### Your task
Drop every picture, then transcribe the remaining data exactly.

### Information supplied
--- begin ---

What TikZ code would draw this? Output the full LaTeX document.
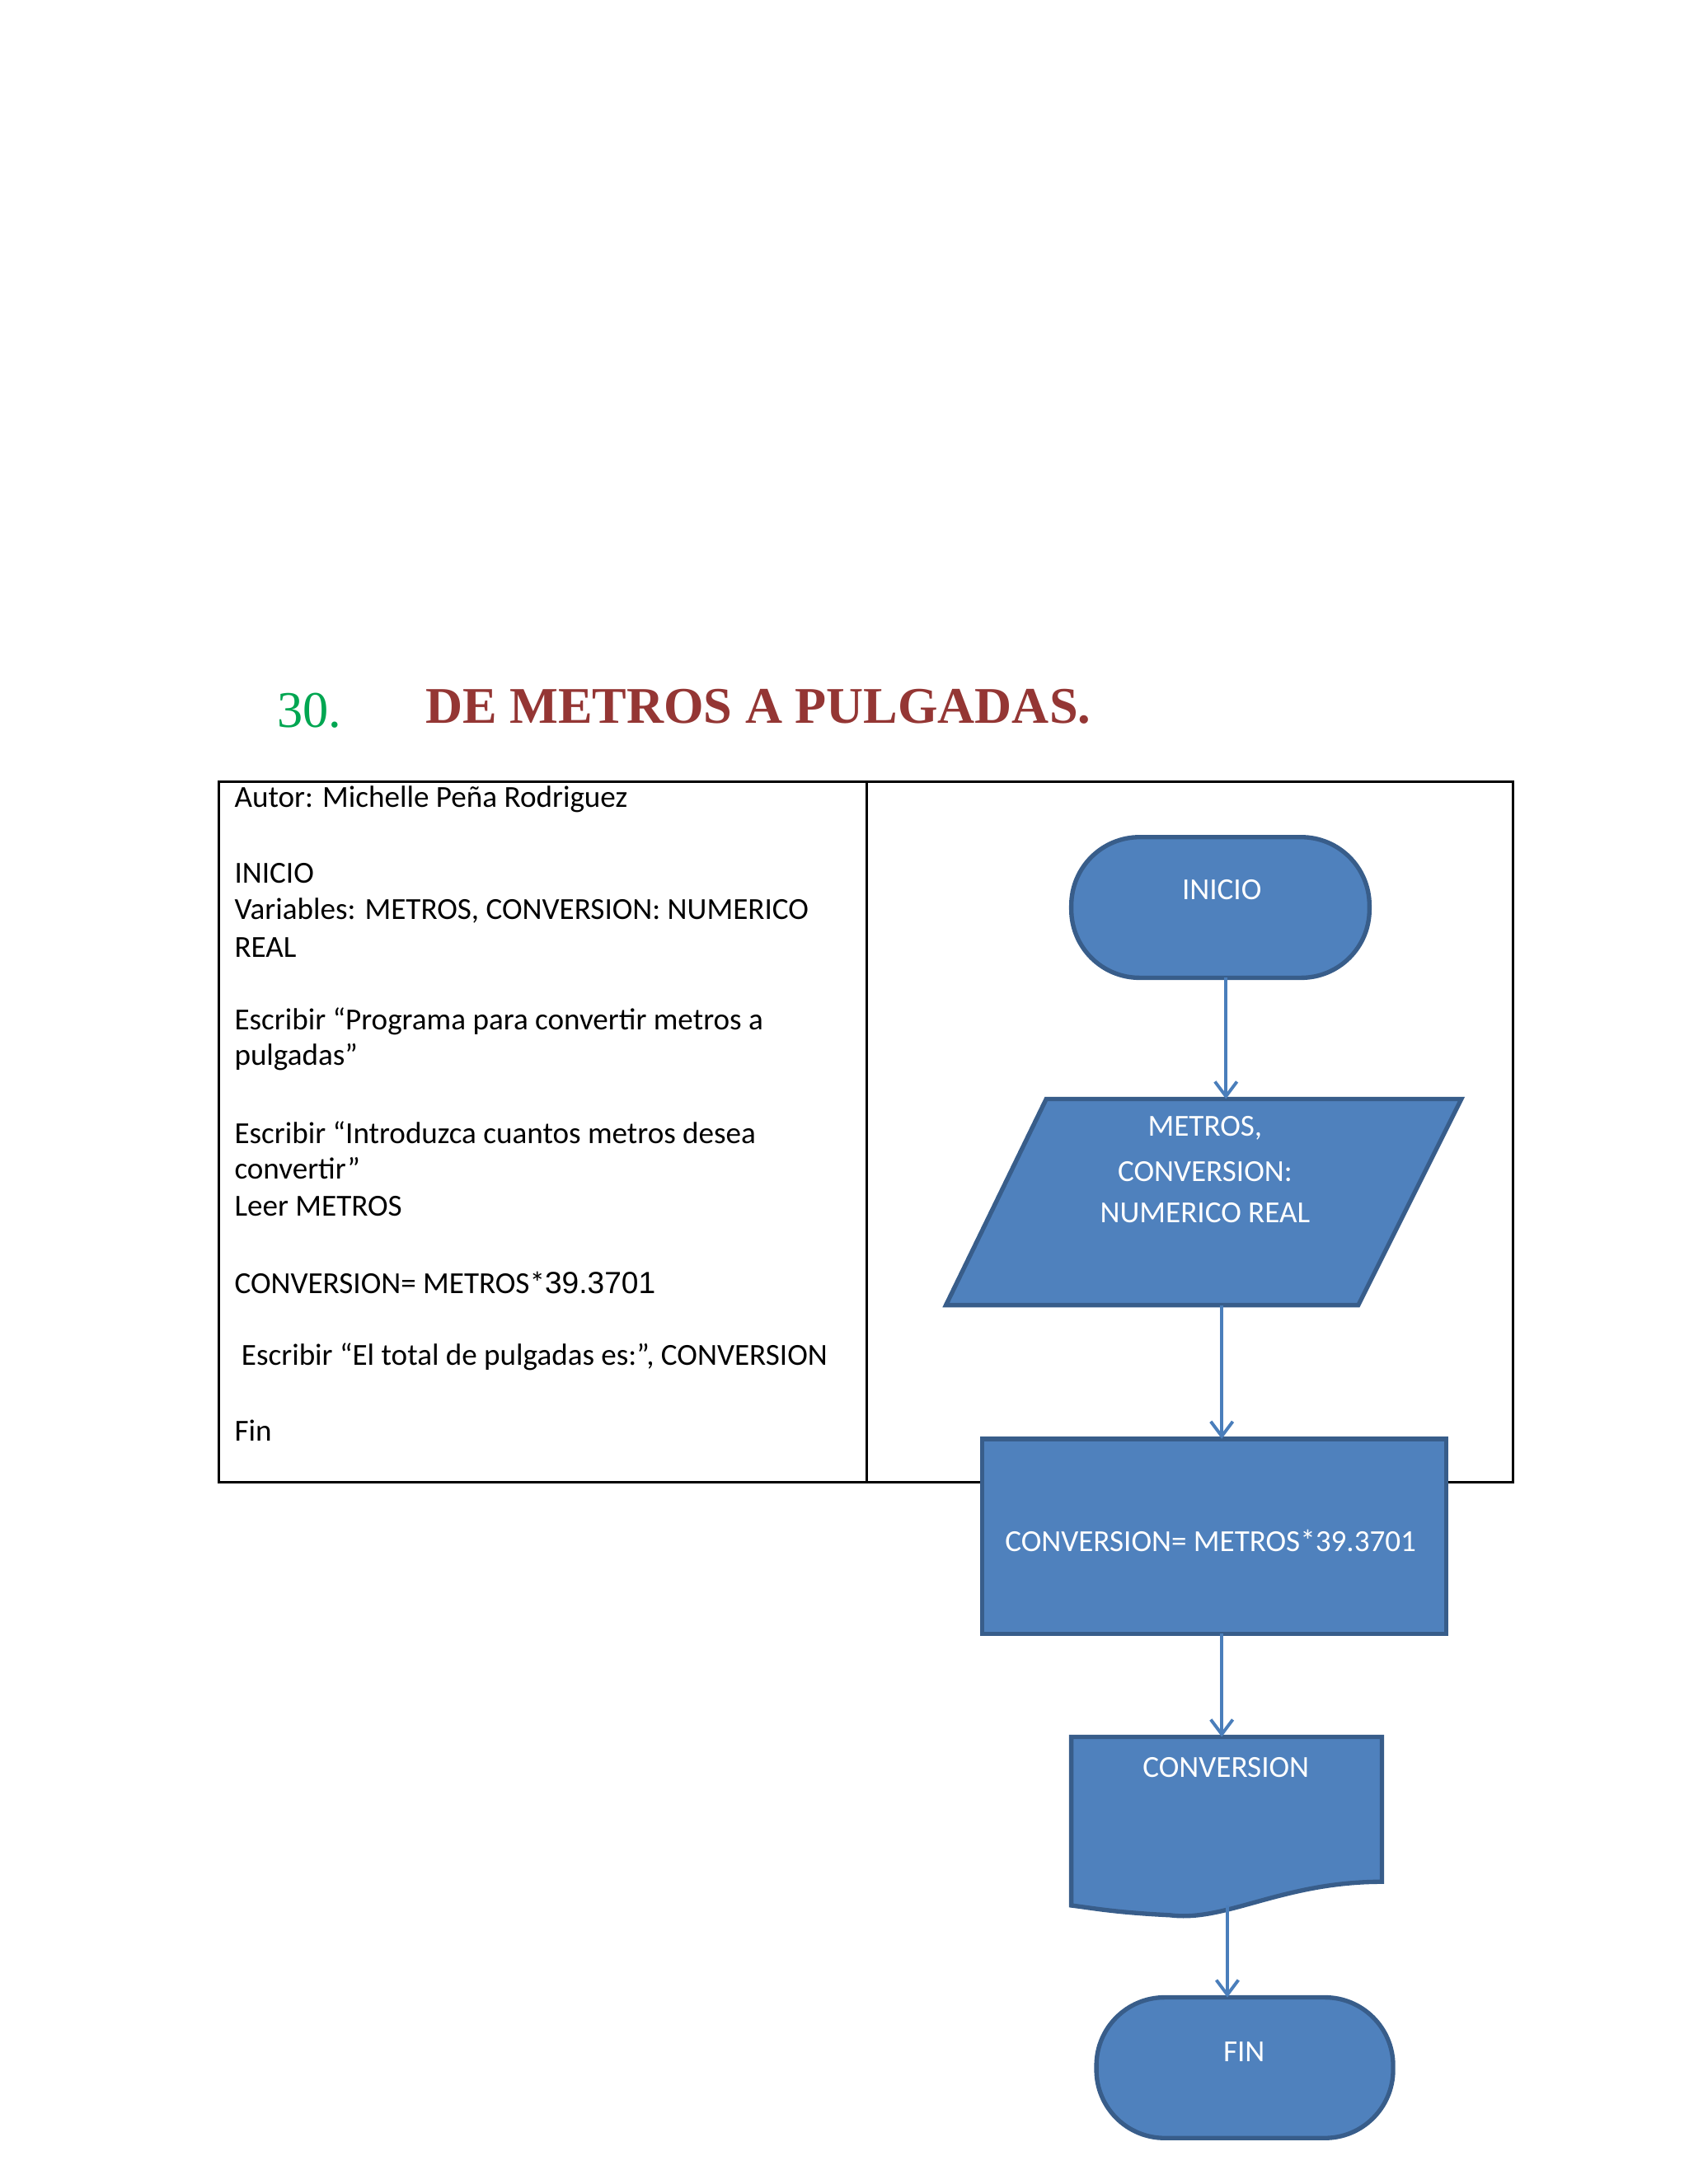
\documentclass[tikz,border=0pt]{standalone}
\usepackage{fontspec}
\setmainfont{Carlito}
\newfontfamily\titlefont{Liberation Serif}
\definecolor{fillb}{HTML}{4F81BD}
\definecolor{edgeb}{HTML}{385D8A}
\definecolor{arrb}{HTML}{4A7EBB}
\definecolor{titred}{HTML}{943634}
\definecolor{titgreen}{HTML}{00A651}
\usetikzlibrary{arrows.meta}
\begin{document}
\begin{tikzpicture}[x=0.02cm,y=-0.02cm,
  shp/.style={fill=fillb,draw=edgeb,line width=1.8pt},
  wt/.style={text=white,font=\fontsize{12.5}{15}\selectfont,align=center},
  lt/.style={anchor=west,font=\fontsize{12.5}{15}\selectfont,inner sep=0},
  arr/.style={draw=arrb,line width=1.3pt,-{Straight Barb[length=6pt,width=9pt]}}]
\useasboundingbox (0,0) rectangle (1212,1568);
% title
\node[text=titgreen,font=\titlefont\fontsize{21}{24}\selectfont] (num) at (222,510) {30.};
\node[anchor=west,text=titred,font=\titlefont\fontsize{21}{24}\selectfont\bfseries,inner sep=0] (tit) at (305,507) {DE METROS A PULGADAS.};
% table
\draw[line width=1pt] (157,561) rectangle (1086,1064);
\draw[line width=1pt] (622,561) -- (622,1064);
\node[lt] (l1) at (168,574) {Autor: Michelle Peña Rodriguez};
\node[lt] (l2) at (168,627) {INICIO};
\node[lt] (l3) at (168,654) {Variables: METROS, CONVERSION: NUMERICO};
\node[lt] (l4) at (168,680) {REAL};
\node[lt] (l5) at (168,733) {Escribir “Programa para convertir metros a};
\node[lt] (l6) at (168,759) {pulgadas”};
\node[lt] (l7) at (168,813) {Escribir “Introduzca cuantos metros desea};
\node[lt] (l8) at (168,839) {convertir”};
\node[lt] (l9) at (168,866) {Leer METROS};
\node[lt] (l10) at (168,921) {CONVERSION= METROS*{\fontspec{Liberation Sans}\fontsize{12.5}{15}\selectfont 39.3701}};
\node[lt] (l11) at (173,974) {Escribir “El total de pulgadas es:”, CONVERSION};
\node[lt] (l12) at (168,1027) {Fin};
% INICIO
\draw[shp,rounded corners=0.98cm] (769,601) rectangle (983,702);
\node[wt] (t1) at (877,639) {INICIO};
\coordinate (s1) at (880,702);
% parallelogram
\draw[shp] (751,789) -- (1049,789) -- (975,937) -- (679,937) -- cycle;
\node[wt] (t2a) at (865,810) {METROS,};
\node[wt] (t2b) at (865,841) {CONVERSION:};
\node[wt] (t2c) at (865,871) {NUMERICO REAL};
\coordinate (p1) at (880,789);
\coordinate (p2) at (877,937);
% process
\draw[shp] (705,1033) rectangle (1038,1173);
\node[wt] (t3) at (869,1106) {CONVERSION= METROS*39.3701};
\coordinate (r1) at (877,1033);
\coordinate (r2) at (877,1173);
% document
\draw[shp] (769,1247) -- (992,1247) -- (992,1351) .. controls (920,1351) and (880,1380) .. (840,1375) .. controls (800,1373) and (785,1370) .. (769,1368) -- cycle;
\node[wt] (t4) at (880,1269) {CONVERSION};
\coordinate (d1) at (877,1247);
\coordinate (d2) at (881,1368);
% FIN
\draw[shp,rounded corners=0.98cm] (787,1434) rectangle (1000,1535);
\node[wt] (t5) at (893,1473) {FIN};
\coordinate (f1) at (881,1434);
% arrows
\draw[arr] (s1) -- (p1);
\draw[arr] (p2) -- (r1);
\draw[arr] (r2) -- (d1);
\draw[arr] (d2) -- (f1);
\end{tikzpicture}
\end{document}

--- end ---

### Task result
What TikZ code would draw this? Output the full LaTeX document.
\documentclass[tikz,border=0pt]{standalone}
\usepackage{fontspec}
\setmainfont{Carlito}
\newfontfamily\titlefont{Liberation Serif}
\definecolor{fillb}{HTML}{4F81BD}
\definecolor{edgeb}{HTML}{385D8A}
\definecolor{arrb}{HTML}{4A7EBB}
\definecolor{titred}{HTML}{943634}
\definecolor{titgreen}{HTML}{00A651}
\usetikzlibrary{arrows.meta}
\begin{document}
\begin{tikzpicture}[x=0.02cm,y=-0.02cm,
  shp/.style={fill=fillb,draw=edgeb,line width=1.8pt},
  wt/.style={text=white,font=\fontsize{12.5}{15}\selectfont,align=center},
  lt/.style={anchor=west,font=\fontsize{12.5}{15}\selectfont,inner sep=0},
  arr/.style={draw=arrb,line width=1.3pt,-{Straight Barb[length=6pt,width=9pt]}}]
\useasboundingbox (0,0) rectangle (1212,1568);
% title
\node[text=titgreen,font=\titlefont\fontsize{21}{24}\selectfont] (num) at (222,510) {30.};
\node[anchor=west,text=titred,font=\titlefont\fontsize{21}{24}\selectfont\bfseries,inner sep=0] (tit) at (305,507) {DE METROS A PULGADAS.};
% table
\draw[line width=1pt] (157,561) rectangle (1086,1064);
\draw[line width=1pt] (622,561) -- (622,1064);
\node[lt] (l1) at (168,574) {Autor: Michelle Peña Rodriguez};
\node[lt] (l2) at (168,627) {INICIO};
\node[lt] (l3) at (168,654) {Variables: METROS, CONVERSION: NUMERICO};
\node[lt] (l4) at (168,680) {REAL};
\node[lt] (l5) at (168,733) {Escribir “Programa para convertir metros a};
\node[lt] (l6) at (168,759) {pulgadas”};
\node[lt] (l7) at (168,813) {Escribir “Introduzca cuantos metros desea};
\node[lt] (l8) at (168,839) {convertir”};
\node[lt] (l9) at (168,866) {Leer METROS};
\node[lt] (l10) at (168,921) {CONVERSION= METROS*{\fontspec{Liberation Sans}\fontsize{12.5}{15}\selectfont 39.3701}};
\node[lt] (l11) at (173,974) {Escribir “El total de pulgadas es:”, CONVERSION};
\node[lt] (l12) at (168,1027) {Fin};
% INICIO
\draw[shp,rounded corners=0.98cm] (769,601) rectangle (983,702);
\node[wt] (t1) at (877,639) {INICIO};
\coordinate (s1) at (880,702);
% parallelogram
\draw[shp] (751,789) -- (1049,789) -- (975,937) -- (679,937) -- cycle;
\node[wt] (t2a) at (865,810) {METROS,};
\node[wt] (t2b) at (865,841) {CONVERSION:};
\node[wt] (t2c) at (865,871) {NUMERICO REAL};
\coordinate (p1) at (880,789);
\coordinate (p2) at (877,937);
% process
\draw[shp] (705,1033) rectangle (1038,1173);
\node[wt] (t3) at (869,1106) {CONVERSION= METROS*39.3701};
\coordinate (r1) at (877,1033);
\coordinate (r2) at (877,1173);
% document
\draw[shp] (769,1247) -- (992,1247) -- (992,1351) .. controls (920,1351) and (880,1380) .. (840,1375) .. controls (800,1373) and (785,1370) .. (769,1368) -- cycle;
\node[wt] (t4) at (880,1269) {CONVERSION};
\coordinate (d1) at (877,1247);
\coordinate (d2) at (881,1368);
% FIN
\draw[shp,rounded corners=0.98cm] (787,1434) rectangle (1000,1535);
\node[wt] (t5) at (893,1473) {FIN};
\coordinate (f1) at (881,1434);
% arrows
\draw[arr] (s1) -- (p1);
\draw[arr] (p2) -- (r1);
\draw[arr] (r2) -- (d1);
\draw[arr] (d2) -- (f1);
\end{tikzpicture}
\end{document}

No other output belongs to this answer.